Set task: Set down the full listing exactly as given. Any pictures are to be left out.

Code that draws figures
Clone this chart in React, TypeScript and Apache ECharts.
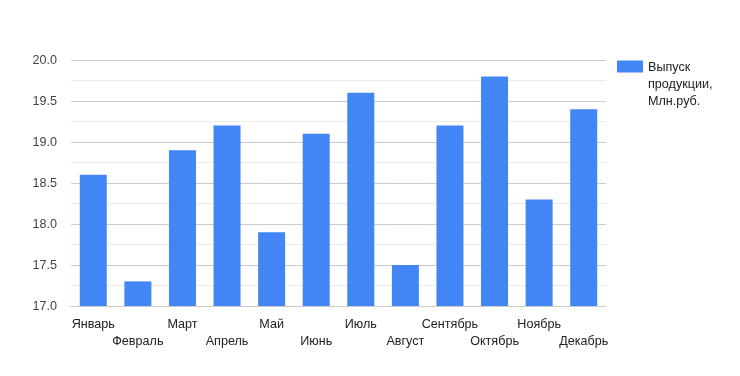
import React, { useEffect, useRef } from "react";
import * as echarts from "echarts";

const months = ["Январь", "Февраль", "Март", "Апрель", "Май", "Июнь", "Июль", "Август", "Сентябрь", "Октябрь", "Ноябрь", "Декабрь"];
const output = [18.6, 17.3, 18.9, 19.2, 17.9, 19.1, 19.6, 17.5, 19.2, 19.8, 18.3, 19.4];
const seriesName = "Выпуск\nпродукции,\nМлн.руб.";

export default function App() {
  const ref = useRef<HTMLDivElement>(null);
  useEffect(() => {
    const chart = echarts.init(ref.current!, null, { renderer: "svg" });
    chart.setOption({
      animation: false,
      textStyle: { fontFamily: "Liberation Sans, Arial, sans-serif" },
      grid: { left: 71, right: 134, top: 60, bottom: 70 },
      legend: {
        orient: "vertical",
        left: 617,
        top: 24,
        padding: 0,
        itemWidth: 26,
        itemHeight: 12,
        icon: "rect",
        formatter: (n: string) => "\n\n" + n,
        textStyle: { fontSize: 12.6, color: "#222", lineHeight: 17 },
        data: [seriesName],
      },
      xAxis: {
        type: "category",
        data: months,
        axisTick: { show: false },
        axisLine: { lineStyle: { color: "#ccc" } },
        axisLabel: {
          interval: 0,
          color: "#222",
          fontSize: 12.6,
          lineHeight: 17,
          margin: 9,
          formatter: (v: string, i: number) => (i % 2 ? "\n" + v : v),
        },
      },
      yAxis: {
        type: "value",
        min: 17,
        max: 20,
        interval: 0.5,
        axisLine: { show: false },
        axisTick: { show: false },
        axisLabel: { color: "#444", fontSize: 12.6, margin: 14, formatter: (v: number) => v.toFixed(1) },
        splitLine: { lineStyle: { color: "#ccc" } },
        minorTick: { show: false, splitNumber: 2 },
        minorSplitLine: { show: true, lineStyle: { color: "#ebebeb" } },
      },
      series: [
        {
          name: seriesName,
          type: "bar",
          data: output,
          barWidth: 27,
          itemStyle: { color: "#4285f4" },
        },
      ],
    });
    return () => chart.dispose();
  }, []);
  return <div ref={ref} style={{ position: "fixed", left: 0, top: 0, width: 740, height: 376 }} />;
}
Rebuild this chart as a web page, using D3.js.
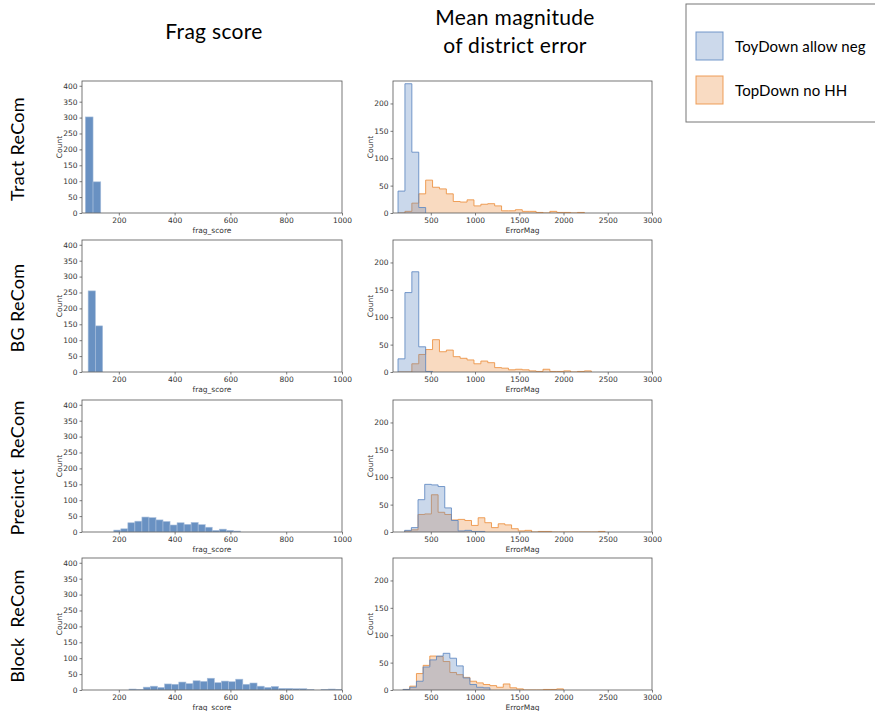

Exercise result:
Clone this chart in React, TypeScript and Apache ECharts.
import React, { useEffect, useRef } from "react";
import * as echarts from "echarts";

const months = ["Январь", "Февраль", "Март", "Апрель", "Май", "Июнь", "Июль", "Август", "Сентябрь", "Октябрь", "Ноябрь", "Декабрь"];
const output = [18.6, 17.3, 18.9, 19.2, 17.9, 19.1, 19.6, 17.5, 19.2, 19.8, 18.3, 19.4];
const seriesName = "Выпуск\nпродукции,\nМлн.руб.";

export default function App() {
  const ref = useRef<HTMLDivElement>(null);
  useEffect(() => {
    const chart = echarts.init(ref.current!, null, { renderer: "svg" });
    chart.setOption({
      animation: false,
      textStyle: { fontFamily: "Liberation Sans, Arial, sans-serif" },
      grid: { left: 71, right: 134, top: 60, bottom: 70 },
      legend: {
        orient: "vertical",
        left: 617,
        top: 24,
        padding: 0,
        itemWidth: 26,
        itemHeight: 12,
        icon: "rect",
        formatter: (n: string) => "\n\n" + n,
        textStyle: { fontSize: 12.6, color: "#222", lineHeight: 17 },
        data: [seriesName],
      },
      xAxis: {
        type: "category",
        data: months,
        axisTick: { show: false },
        axisLine: { lineStyle: { color: "#ccc" } },
        axisLabel: {
          interval: 0,
          color: "#222",
          fontSize: 12.6,
          lineHeight: 17,
          margin: 9,
          formatter: (v: string, i: number) => (i % 2 ? "\n" + v : v),
        },
      },
      yAxis: {
        type: "value",
        min: 17,
        max: 20,
        interval: 0.5,
        axisLine: { show: false },
        axisTick: { show: false },
        axisLabel: { color: "#444", fontSize: 12.6, margin: 14, formatter: (v: number) => v.toFixed(1) },
        splitLine: { lineStyle: { color: "#ccc" } },
        minorTick: { show: false, splitNumber: 2 },
        minorSplitLine: { show: true, lineStyle: { color: "#ebebeb" } },
      },
      series: [
        {
          name: seriesName,
          type: "bar",
          data: output,
          barWidth: 27,
          itemStyle: { color: "#4285f4" },
        },
      ],
    });
    return () => chart.dispose();
  }, []);
  return <div ref={ref} style={{ position: "fixed", left: 0, top: 0, width: 740, height: 376 }} />;
}
Rebuild this chart as a web page, using D3.js.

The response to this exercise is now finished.